Rob Ruha, Ria Hall, Te Matatini 2023, “Kia Kino Nei Hoki”
“Kia Kino Nei Hoki” is a rousing trilingual anthemic waiata sung in Māori, French and English that has been gifted to NZ Rugby. It is a powerful waiata written by award-winning artists Rob Ruha, Ria Hall, Pere Wihongi and Devin Abrams, and truly celebrates the relationship between haka, music and te reo. It was released at the beginning of August in honour and celebration of Māori Music month.

Shepherds Reign, “Ala Mai (Awaken)”

Shepherds Reign is a band carving a name for themselves globally with their culturally charged metal, sung in Samoan. Their songs are full of ancestral and warrior pride, and this title track from their sophomore album is no different. The band describes the anthemic song as “a call to our forefathers for strength and guidance not as Samoans but Polynesia entirely, as we travel around to different countries making our mark”.
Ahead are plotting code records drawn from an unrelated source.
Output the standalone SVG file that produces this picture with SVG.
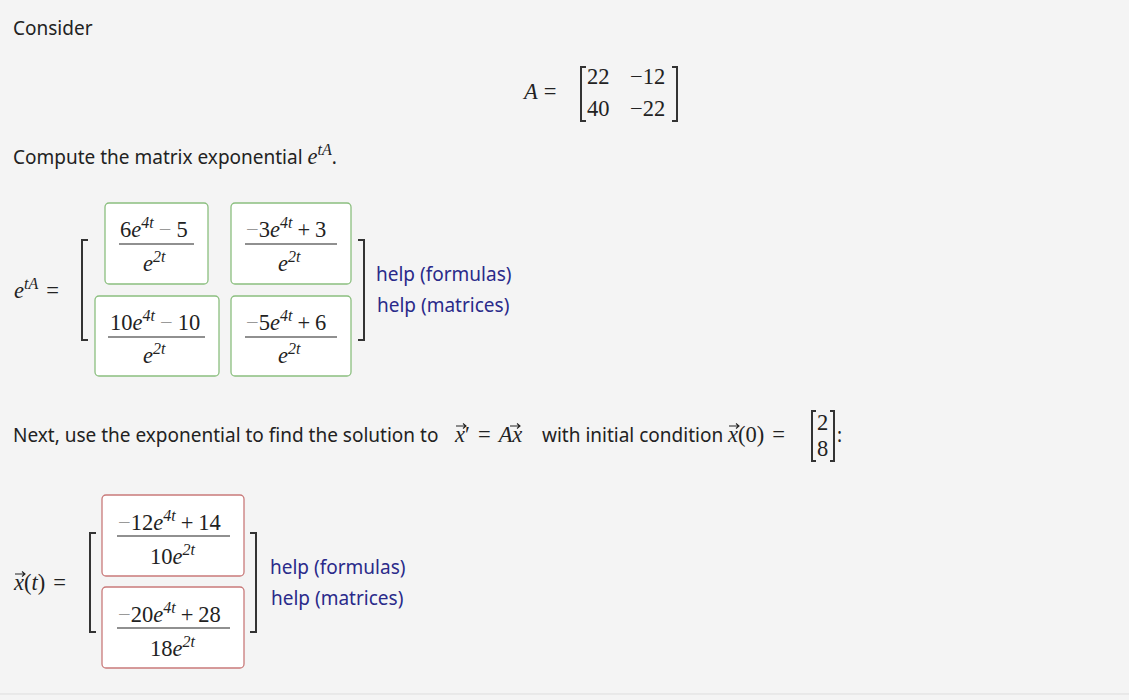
<svg xmlns="http://www.w3.org/2000/svg" width="1129" height="700" viewBox="0 0 1129 700">
<style>
.t{font-family:"Noto Sans","Open Sans",sans-serif;font-size:19px;fill:#222}
.h{font-family:"Noto Sans","Open Sans",sans-serif;font-size:19px;fill:#2a2a8a}
.m{font-family:"Liberation Serif",serif;font-size:22.5px;fill:#222}
.i{font-style:italic}
.s{font-size:16px}
.g{fill:#999}
.bx{fill:#fff;stroke:#8bbf7f;stroke-width:1.3}
.rx{fill:#fff;stroke:#c97a7a;stroke-width:1.3}
.br{fill:none;stroke:#333;stroke-width:2}
.ln{stroke:#222;stroke-width:1.2}
.ar{fill:none;stroke:#222;stroke-width:1.1}
</style>
<rect width="1129" height="700" fill="#f4f4f4"/>
<line x1="0" y1="694" x2="1129" y2="694" stroke="#ddd"/>
<text class="t" x="13" y="35">Consider</text>
<text class="m" x="524" y="99"><tspan class="i">A</tspan><tspan dx="6">=</tspan></text>
<path class="br" d="M586,67 h-5 v54 h5 M672,67 h5 v54 h-5"/>
<text class="m" x="587" y="84">22</text><text class="m" x="630" y="84">−12</text>
<text class="m" x="587" y="116">40</text><text class="m" x="630" y="116">−22</text>
<text class="t" x="13" y="164">Compute the matrix exponential <tspan class="m i">e</tspan><tspan class="m i s" dy="-9">tA</tspan><tspan dy="9">.</tspan></text>
<text class="m" x="14" y="298"><tspan class="i">e</tspan><tspan class="i s" dy="-9">tA</tspan><tspan dy="9" dx="8">=</tspan></text>
<path class="br" d="M88,240 h-6 v100 h6 M358,240 h6 v100 h-6"/>
<g id="e11"><rect class="bx" x="105" y="203" width="103" height="81" rx="4"/>
<text class="m" x="120" y="237">6<tspan class="i">e</tspan><tspan class="i s" dy="-9">4t</tspan><tspan dy="9" dx="5" class="g">−</tspan><tspan dx="5">5</tspan></text>
<line class="ln" x1="119" y1="244" x2="194" y2="244"/>
<text class="m" x="143" y="271"><tspan class="i">e</tspan><tspan class="i s" dy="-9">2t</tspan></text></g>
<g id="e12"><rect class="bx" x="231" y="203" width="120" height="81" rx="4"/>
<text class="m" x="246" y="237"><tspan class="g">−</tspan>3<tspan class="i">e</tspan><tspan class="i s" dy="-9">4t</tspan><tspan dy="9" dx="5">+</tspan><tspan dx="5">3</tspan></text>
<line class="ln" x1="245" y1="244" x2="337" y2="244"/>
<text class="m" x="278" y="271"><tspan class="i">e</tspan><tspan class="i s" dy="-9">2t</tspan></text></g>
<g id="e21"><rect class="bx" x="95" y="296" width="124" height="80" rx="4"/>
<text class="m" x="110" y="330">10<tspan class="i">e</tspan><tspan class="i s" dy="-9">4t</tspan><tspan dy="9" dx="5" class="g">−</tspan><tspan dx="5">10</tspan></text>
<line class="ln" x1="108" y1="337" x2="205" y2="337"/>
<text class="m" x="143" y="363"><tspan class="i">e</tspan><tspan class="i s" dy="-9">2t</tspan></text></g>
<g id="e22"><rect class="bx" x="231" y="296" width="120" height="80" rx="4"/>
<text class="m" x="246" y="330"><tspan class="g">−</tspan>5<tspan class="i">e</tspan><tspan class="i s" dy="-9">4t</tspan><tspan dy="9" dx="5">+</tspan><tspan dx="5">6</tspan></text>
<line class="ln" x1="245" y1="337" x2="337" y2="337"/>
<text class="m" x="278" y="363"><tspan class="i">e</tspan><tspan class="i s" dy="-9">2t</tspan></text></g>
<text class="h" x="376" y="281">help (formulas)</text>
<text class="h" x="377" y="312">help (matrices)</text>
<text class="t" x="13" y="442">Next, use the exponential to find the solution to</text>
<text class="m" x="455" y="442"><tspan class="i">x</tspan>′<tspan dx="8">=</tspan><tspan class="i" dx="8">Ax</tspan></text>
<path class="ar" d="M456,426 h10 M463,423.5 l3,2.5 l-3,2.5 M510,426 h10 M517,423.5 l3,2.5 l-3,2.5"/>
<text class="t" x="542" y="442">with initial condition</text>
<text class="m" x="728" y="442"><tspan class="i">x</tspan>(0)<tspan dx="8">=</tspan></text>
<path class="ar" d="M729,426 h10 M736,423.5 l3,2.5 l-3,2.5"/>
<path class="br" d="M816,411 h-4 v50 h4 M830,411 h4 v50 h-4"/>
<text class="m" x="817" y="430" font-size="17">2</text>
<text class="m" x="817" y="456" font-size="17">8</text>
<text class="t" x="837" y="442">:</text>
<text class="m" x="14" y="590"><tspan class="i">x</tspan>(<tspan class="i">t</tspan>)<tspan dx="8">=</tspan></text>
<path class="ar" d="M15,574 h10 M22,571.5 l3,2.5 l-3,2.5"/>
<path class="br" d="M96,533 h-6 v99 h6 M250,533 h6 v99 h-6"/>
<g id="x1"><rect class="rx" x="102" y="495" width="142" height="81" rx="4"/>
<text class="m" x="118" y="530"><tspan class="g">−</tspan>12<tspan class="i">e</tspan><tspan class="i s" dy="-9">4t</tspan><tspan dy="9" dx="5">+</tspan><tspan dx="5">14</tspan></text>
<line class="ln" x1="117" y1="536" x2="230" y2="536"/>
<text class="m" x="150" y="564">10<tspan class="i">e</tspan><tspan class="i s" dy="-9">2t</tspan></text></g>
<g id="x2"><rect class="rx" x="102" y="587" width="142" height="81" rx="4"/>
<text class="m" x="118" y="622"><tspan class="g">−</tspan>20<tspan class="i">e</tspan><tspan class="i s" dy="-9">4t</tspan><tspan dy="9" dx="5">+</tspan><tspan dx="5">28</tspan></text>
<line class="ln" x1="117" y1="628" x2="230" y2="628"/>
<text class="m" x="150" y="656">18<tspan class="i">e</tspan><tspan class="i s" dy="-9">2t</tspan></text></g>
<text class="h" x="270" y="574">help (formulas)</text>
<text class="h" x="271" y="605">help (matrices)</text>
</svg>
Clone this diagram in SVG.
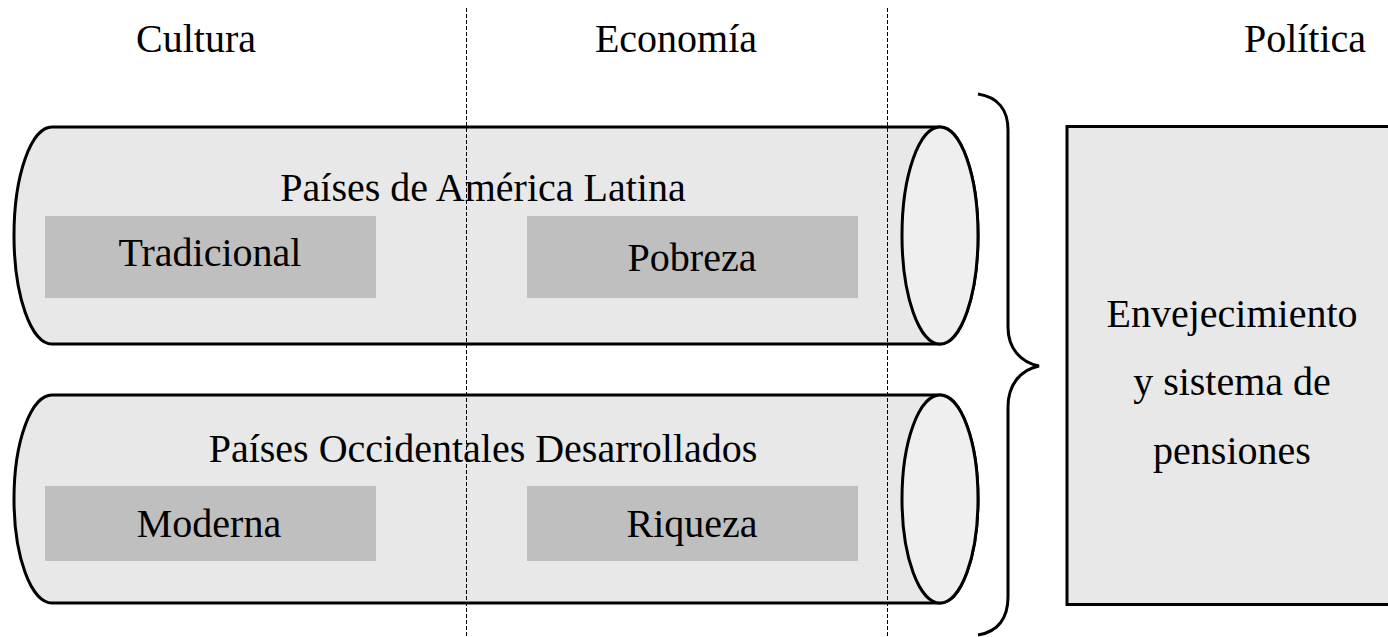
<svg xmlns="http://www.w3.org/2000/svg" width="1388" height="637" viewBox="0 0 1388 637">
<style>
text{font-family:"Liberation Serif","Times New Roman",serif;font-size:40px;fill:#000;text-anchor:middle}
.body{fill:#e8e8e8;stroke:#000;stroke-width:3}
.cap{fill:#efefef;stroke:#000;stroke-width:3}
.inner{fill:#bfbfbf}
.dash{stroke:#000;stroke-width:1;stroke-dasharray:4 2;fill:none}
.brace{fill:none;stroke:#000;stroke-width:3}
</style>
<rect width="1388" height="637" fill="#fff"/>
<g id="headers">
<text x="196" y="52">Cultura</text>
<text x="676" y="52">Economía</text>
<text x="1305" y="52">Política</text>
</g>
<g id="cyl-latam">
<path class="body" d="M52,127 H940 A38,108.5 0 0 1 940,344 H52 A38,108.5 0 0 1 52,127 Z"/>
<ellipse class="cap" cx="940" cy="235.5" rx="38" ry="108.5"/>
<text x="483" y="201">Países de América Latina</text>
<rect class="inner" x="45" y="216" width="331" height="82"/>
<text x="210" y="266">Tradicional</text>
<rect class="inner" x="527" y="216" width="331" height="82"/>
<text x="692" y="271">Pobreza</text>
</g>
<g id="cyl-occ">
<path class="body" d="M52,395 H940 A38,104 0 0 1 940,603 H52 A38,104 0 0 1 52,395 Z"/>
<ellipse class="cap" cx="940" cy="499" rx="38" ry="104"/>
<text x="483" y="462">Países Occidentales Desarrollados</text>
<rect class="inner" x="45" y="486" width="331" height="75"/>
<text x="209" y="537">Moderna</text>
<rect class="inner" x="527" y="486" width="331" height="75"/>
<text x="692" y="537">Riqueza</text>
</g>
<g id="politica">
<rect x="1067" y="126.5" width="330" height="478" fill="#e8e8e8" stroke="#000" stroke-width="3"/>
<text x="1232" y="327">Envejecimiento</text>
<text x="1232" y="395">y sistema de</text>
<text x="1232" y="464">pensiones</text>
</g>
<g id="connectors">
<path class="brace" d="M978,94 C998,97 1008,110 1008,130 V327 C1008,348 1020,362 1039,366 C1020,370 1008,385 1008,407 V597 C1008,618 998,632 978,635"/>
<line class="dash" x1="466.5" y1="8" x2="466.5" y2="637"/>
<line class="dash" x1="887.5" y1="8" x2="887.5" y2="637"/>
</g>
</svg>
Jordan with a Why, MOHI, “Hey Love”

Both Jordan with a Why and MOHI are two of the top three finalists in this year’s APRA Maioha Award, and this gorgeous bilingual duet showcases both their songwriting and vocal talents. On this empowering and beautiful waiata “Hey Love”, Jordan with a Why takes inspiration from her journey of te reo reclamation and her determination to ensure her own tamariki grow up knowing their culture and language.